Describing herself as a "hard-core pro-lifer," Palin said the birth of a son with Down syndrome was "this opportunity for me to really be walking the walk and not just talking the talk. There's purpose in this also and for a greater good to be met there."
This isn't meant as criticism of Palin's decision, as that's a personal thing and I don't really care what her decision was any more than I'd want her to care about my decisions. But I've never really felt comfortable when people who have made the decision Palin made talk about it solely in terms of this being a personal challenge for themselves. As if this was merely a question of the parent accepting God's challenge of raising a child with disabilities, or whether they'd wimp out and have an abortion.
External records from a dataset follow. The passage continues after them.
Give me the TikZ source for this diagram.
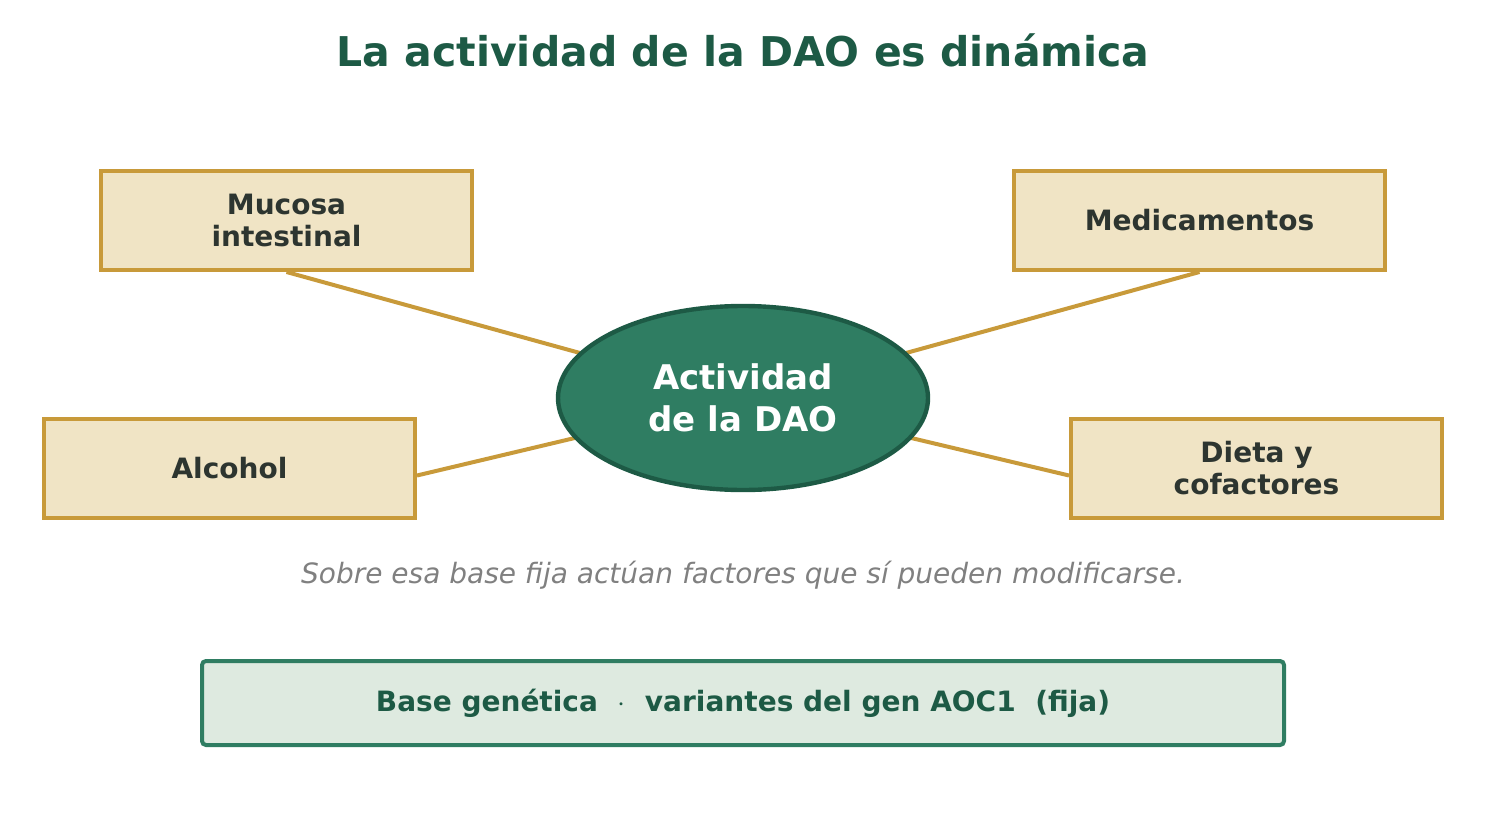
\documentclass[tikz,border=0pt]{standalone}
\usepackage{fontspec}
\setmainfont{DejaVu Sans}
\usetikzlibrary{backgrounds,shapes.geometric}
\definecolor{darkgreen}{HTML}{1D5A45}
\definecolor{midgreen}{HTML}{2F7D62}
\definecolor{paleg}{HTML}{DEEAE0}
\definecolor{sand}{HTML}{F0E4C5}
\definecolor{gold}{HTML}{C89A3A}
\definecolor{ink}{HTML}{2D3530}
\tikzset{
  factor/.style={draw=gold,fill=sand,line width=2pt,minimum width=185.5pt,minimum height=49.5pt,
    align=center,text=ink,font=\bfseries\fontsize{14}{16}\selectfont},
  link/.style={draw=gold,line width=2pt}
}
\begin{document}
\begin{tikzpicture}[x=0.5pt,y=-0.5pt]
\useasboundingbox (0,0) rectangle (1486,818);

\node[text=darkgreen,font=\bfseries\fontsize{20.5}{24}\selectfont] (title) at (743,50) {La actividad de la DAO es dinámica};

\node[draw=darkgreen,fill=midgreen,line width=2.2pt,ellipse,inner sep=0pt,minimum width=185pt,minimum height=92pt,
  text=white,align=center,font=\bfseries\fontsize{17}{21}\selectfont] (dao) at (743,398) {Actividad\\de la DAO};

\node[factor] (mucosa) at (286.5,220.5) {Mucosa\\intestinal};
\node[factor] (medic) at (1199.5,220.5) {Medicamentos};
\node[factor] (alcohol) at (229.5,468.5) {Alcohol};
\node[factor] (dieta) at (1256.5,468.5) {Dieta y\\cofactores};

\begin{scope}[on background layer]
\draw[link] (mucosa.south) -- (dao.center);
\draw[link] (medic.south) -- (dao.center);
\draw[link] ([yshift=-3.5pt]alcohol.east) -- (dao.center);
\draw[link] ([yshift=-3.5pt]dieta.west) -- (dao.center);
\end{scope}

\node[text=gray,font=\itshape\fontsize{14}{16}\selectfont] (note) at (743,575) {Sobre esa base fija actúan factores que sí pueden modificarse.};

\node[draw=midgreen,fill=paleg,line width=2pt,rounded corners=2pt,minimum width=541pt,minimum height=42pt,
  text=darkgreen,font=\bfseries\fontsize{14}{16}\selectfont] (base) at (743,703) {Base genética \ $\cdot$\ \ variantes del gen AOC1 \ (fija)};
\end{tikzpicture}
\end{document}
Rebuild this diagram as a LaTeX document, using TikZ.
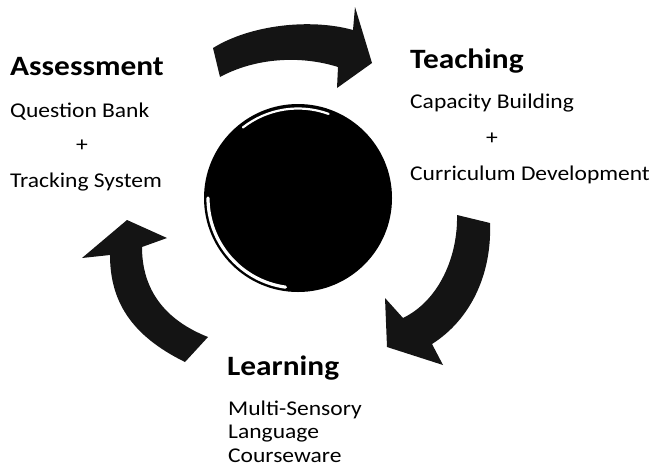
\documentclass[tikz,border=0pt]{standalone}
\usepackage{fontspec}
\usetikzlibrary{calc}
\setmainfont{Carlito}[FakeStretch=1.12]
\begin{document}
\begin{tikzpicture}[x=1pt,y=-1pt,
  arrowshape/.style={fill=black!92},
  heading/.style={anchor=base west,inner sep=0pt,font=\fontsize{28}{30}\selectfont\bfseries},
  item/.style={anchor=base west,inner sep=0pt,font=\fontsize{21}{23}\selectfont},
  plus/.style={anchor=base,inner sep=0pt,font=\fontsize{21}{23}\selectfont}]
\useasboundingbox (0,0) rectangle (652,469);

% central disc with its light rim highlights
\coordinate (c) at (298,198);
\fill[black] (c) circle (94);
\draw[white,line width=3.2pt,line cap=round] ($(c)+(98:90)$) arc (98:180:90);
\draw[white,line width=2.2pt,line cap=round] ($(c)+(232:89.5)$) arc (232:290:89.5);

% top arrow: Assessment -> Teaching
\fill[arrowshape] (213,48) .. controls (250,25) and (310,18) .. (353,30)
  -- (355,7) -- (372,63) -- (337,88) -- (338,67)
  .. controls (300,55) and (255,58) .. (220,77) -- cycle;

% right arrow: Teaching -> Learning
\fill[arrowshape] (457,215) -- (490,223)
  .. controls (492,275) and (470,320) .. (432,344)
  -- (443,365) -- (387,347) -- (385,298) -- (403,318)
  .. controls (440,300) and (458,255) .. (457,215) -- cycle;

% left arrow: Learning -> Assessment
\fill[arrowshape] (127,220) -- (167,238) -- (142,247)
  .. controls (142,290) and (165,320) .. (208,337)
  -- (185,362)
  .. controls (130,335) and (110,300) .. (110,255)
  -- (82,258) -- cycle;

% Assessment
\node[heading] (assess) at (10,75) {Assessment};
\node[item] (qbank) at (10,117) {Question Bank};
\node[plus] (aplus) at (82,151) {+};
\node[item] (track) at (10,187) {Tracking System};

% Teaching
\node[heading] (teach) at (410,68) {Teaching};
\node[item] (capacity) at (410,108) {Capacity Building};
\node[plus] (tplus) at (492,144) {+};
\node[item] (curric) at (410,180) {Curriculum Development};

% Learning
\node[heading] (learn) at (227,375) {Learning};
\node[item] (multi) at (228,415) {Multi-Sensory};
\node[item] (lang) at (228,438) {Language};
\node[item] (course) at (228,462) {Courseware};
\end{tikzpicture}
\end{document}
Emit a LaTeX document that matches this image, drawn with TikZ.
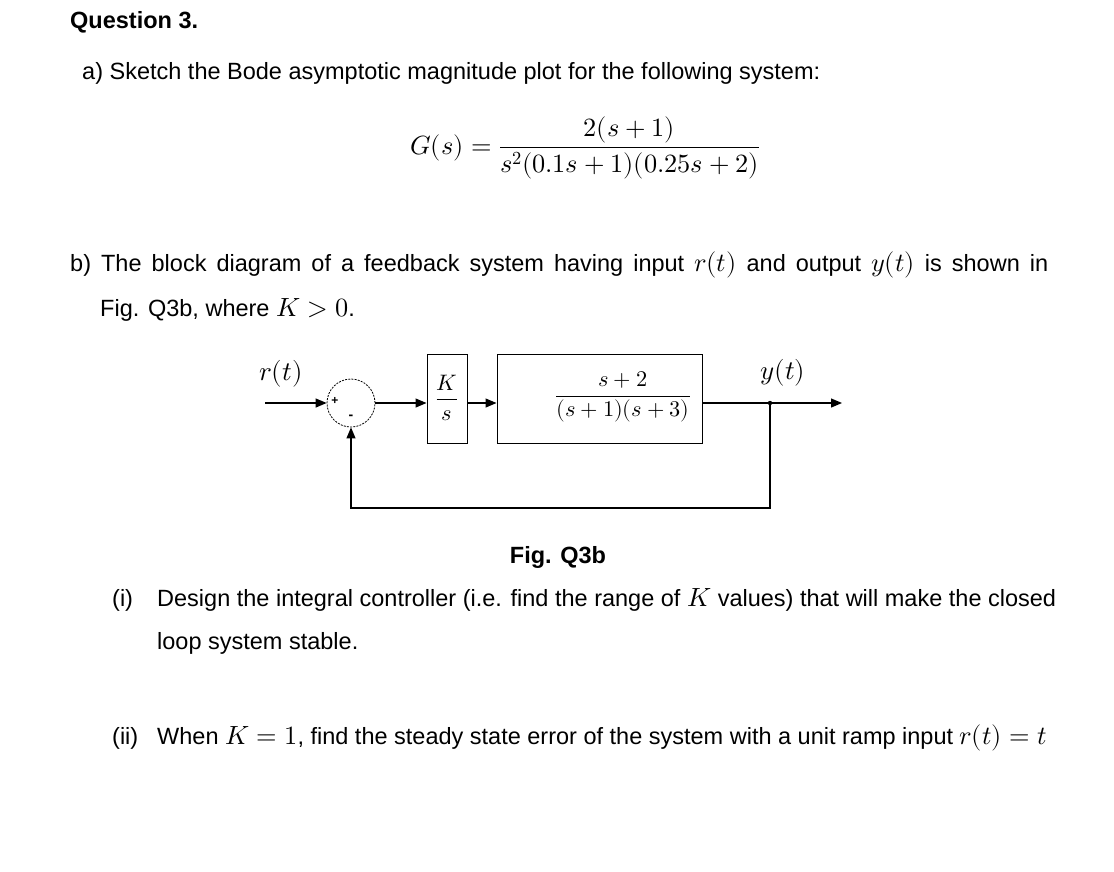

And I don't know, but that's always struck me as being entirely selfish. I mean, I've heard this kind of thing before, and there's always this underlying self-congratulatory air about the whole thing. Like we're supposed to think they're such great people for accepting this challenge, and that the only implications involved them. Particularly when they frame it in terms of them selflessly showing their devotion to their faith, which is entirely what Palin means with her "walk the walk" line.
It's as if she saw this as being a test of her faith, and rather than making this decision as a parent, she made it as a pro-life Christian. And perhaps she didn't mean it that way, but that's how she framed it and how I often see it framed by people in similar situations. As if their decision was made to prove their love of God.
Worse than Death
Because I don't know about you, but I personally don't think I'd like to have Down's Syndrome. Perhaps that's just me, but I don't think I'd like that at all. I found life growing up to be hard enough as it was and really don't think I could have taken any extra challenges. And this isn't to suggest at all that anyone with Down's Syndrome is miserable or should be killed or anything like that. It's just that, well, I just think there are bigger implications here than the inconvenience and heroics of the parents. There is a child to think about, too.
And much of this is due to my grand agnosticism. Because I think it's entirely possible that our souls are something outside of their existence here on earth. So perhaps the decision to have a child with Down's Syndrome has denied that soul the ability to be born as someone else. Or perhaps aborted children go directly to Heaven, which certainly would be preferable to them coming here to earth. And I can think of an infinite number of different possibilities whereby having a child with Down's Syndrome isn't the best thing for the child.
And yet we never seem to hear a side of this where perhaps the child might not want to be born this way. And we get that from all pro-lifers, where it's always assumed that life is better. But I just can't agree to that. There's a lot of bad shit in the world, with kids being born into horrible situations that I wouldn't wish on my worst enemy (for the record, I have no enemies). And so some kid is born into a drug house where she's beaten, abused, and treated like a slave by hateful parents who were treated the same when they were children; and I'm supposed to think this is a good thing?
Sorry, but I just can't do it. I've seen enough of this world to know that there are some things worse than death; and I say that as someone who doesn't believe in an afterlife. And I'll never be so egotistical that I'll imagine that I can make these decisions to know that life is always better than whatever the alternative is. For all we know, God wants some fetuses to be aborted; and no number of bible interpretations can convince me otherwise. Some things are simply outside our realm of understanding.
My Decision
And trust me when I say that I'm trying to be delicate here, as I really don't want any of this to be taken as a suggestion that I think Palin or any other parent who made this kind of decision made the wrong one. Again, that's their personal decision. But for myself, if I were in that situation, I believe that I could not do it. It has nothing to do with my selfishness at having to care for a child with disabilities. It has to do with how cruel this world is and me not wanting to subject one of my children to it in that sort of situation.
Similarly, I don't think I could ever give a child up for adoption. In fact, my greatest fear since I became a parent is that something would happen to me and I'd be unable to raise my children. That's honestly the only thing that frightens me. I've never feared death, but now I fear that I wouldn't be able to raise my children the way I think they should be raised. And so the idea that I'd bring my child into this world with even fewer advantages would trouble me enough that I don't think I could do it to them.
Again, that's not to say that anyone else should think as I do. Merely that I don't like when this is framed in terms of the heroic decision the parent made, as if it's the only selfless one possible. And when these stories are told merely as a means of showcasing the parent's devotion towards their faith is even more troubling. This isn't about them or their faith. It's about the child. I'm hoping that they are fully aware of that, but wish they'd stop presenting it as if that's the only consideration. This isn't a challenge from God. It's a child. I just hope everyone remembers that.